We study a monopolistic competition model with general (unspecified) utility and cost functions, seeking for impact of market size on productivity and product quality that are endogenous. I.e., a producer can invest in decreasing marginal cost or in increasing quality. It turns out that such investments increase with the market size if and only if utility shows increasing «relative love for variety» which is elasticity of the inverse demand. We expand these findings to heterogeneous firms and study comparative statics of equilibria.

Tatyana Mikhailova: “Gulag, WWII and the Long-Run Patterns of Soviet City
Growth”
This paper analyzes geographical patterns of city growth in the Soviet Union and Russian Federation in connection with Stalinist policies of 1930s-1950s and the events of WWII. I construct and use the unique dataset on location of GULAG camps and evacuation of industrial enterprises during the WWII on the low level of geographical aggregation. I am able to match GULAG camps and evacuated enterprises to closest urban settlements. To my knowledge, this is the first paper that looks at GULAG and wartime events in the context of regional population growth in the USSR. The main finding is that presence of a GULAG labor camp nearby is a strong predictor of future population growth in Soviet cities. Cities where camps were located grow significantly faster than the average. WWII events (fighting on the front, evacuations) also affect local population growth, but their impact diminishes with time and disappears after 20-25 years. In contrast, GULAG camps have long-lasting (in some cases permanent) effect on city size.

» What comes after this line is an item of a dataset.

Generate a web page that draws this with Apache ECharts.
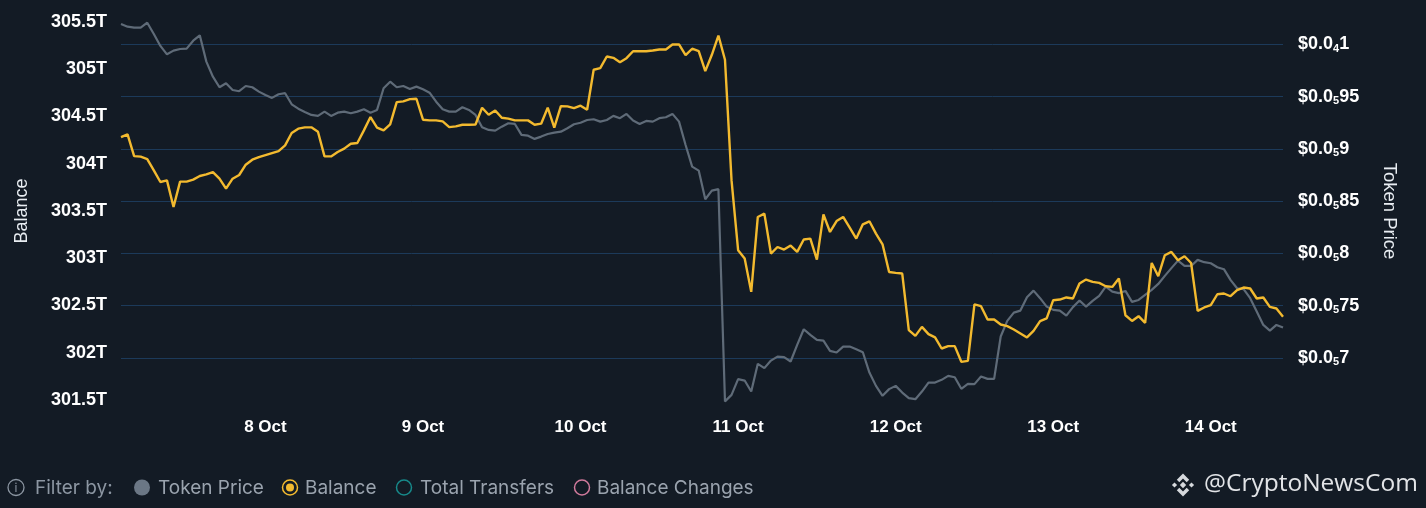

Vladimir Matveenko: "Structure of equilibria in a sector of monopolistic competition in an endogenous growth model with horizontal innovations"
An endogenous growth model with a production function in a general form is studied. It is shown that a refuse from the basic assumptions concerning the production function in Romer’s (1990) model (constant returns to scale and the CES form) does not change basic results about the dynamics of the model; and an introduction of an assumption of Solow-type leads to a structure of equilibria depending on the characteristics of curvature of the production function. A comparative statics of the basic variables characterizing the economy is studied under a change of the ratio of the number of varieties of intermediate goods and corresponding expenditures of the firm of the sector of final production.

 

N.Volchkova: "Costs of exporting: evidence from Russia"

 

The paper presents the stylized facts of export firms’ heterogeneity in Russia and provides quantitative estimations for the ratio of fixed costs of production to fixed costs of exporting. Both stylized facts and direct costs estimations confirm the high fixed costs of exporting for Russian firms. The costs were found to be higher today in Russia than in Chile in 1990-1996 and comparable to the one estimated for Colombia over the period 1981-1986.